Plaintiff's Entitlement to Summary Judgment

The court found that Burwick had established a prima facie entitlement to summary judgment on his first, second, third, and sixth causes of action. The evidence presented, including the by-laws and documentation surrounding the sale of the final lot, supported Burwick's claims regarding the unlawful composition of the board. The court emphasized that the clear and unambiguous language of the by-laws dictated that the developer's authority ended upon the sale of the last lot in Phase I. Furthermore, the lack of a conflict of interest policy was highlighted as a breach of the Not-for-Profit Corporation Law, reinforcing Burwick's position. However, the court did not grant summary judgment on the fourth, fifth, and seventh causes of action, as Burwick had not sufficiently demonstrated that Dubrovsky's conduct constituted a breach of fiduciary duty or duty of care without comparative evidence of market practices. This distinction allowed the court to affirm Burwick's successes in some areas while denying it in others.

Conclusion of the Court

The court’s ruling underscored the importance of adherence to the governing documents of the association, specifically in terms of who holds authority and how conflicts of interest are managed. The decision clarified that the authority of the developer was not indefinite and was bound to the completion of the initial development phase as outlined in the by-laws.

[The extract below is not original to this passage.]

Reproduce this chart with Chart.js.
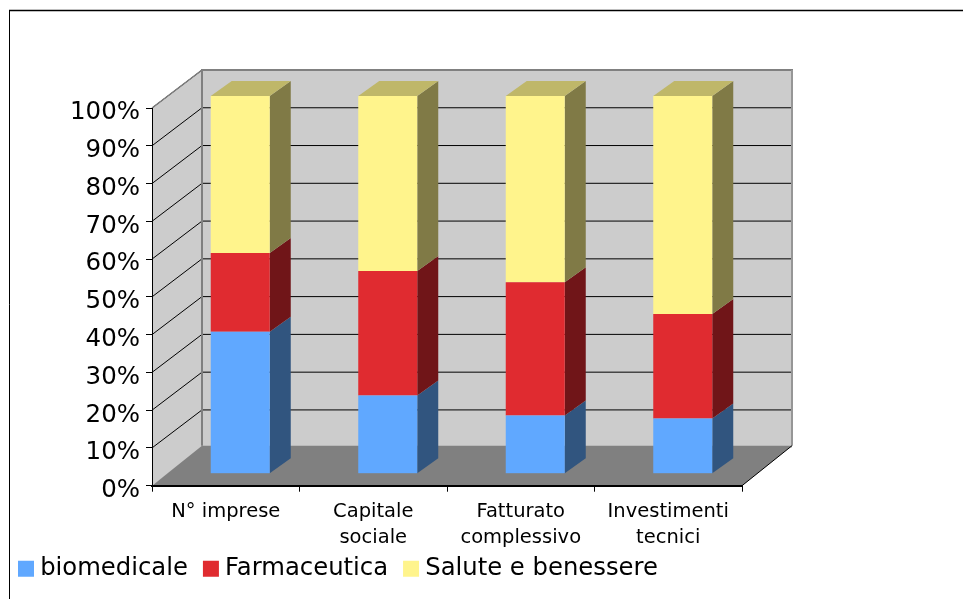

This ruling reinforced the principle that associations must operate within the confines of their established rules and that any actions taken outside of those parameters could be challenged legally. The court's decision to grant partial summary judgment provided a clear pathway for the homeowners to regain control over their association, thereby ensuring that the governance of the community was placed back in the hands of its rightful members. The upcoming trial was set to address the remaining claims, allowing for further examination of the issues surrounding Burwick's defamation claim and any unresolved questions regarding the alleged breaches of fiduciary duty.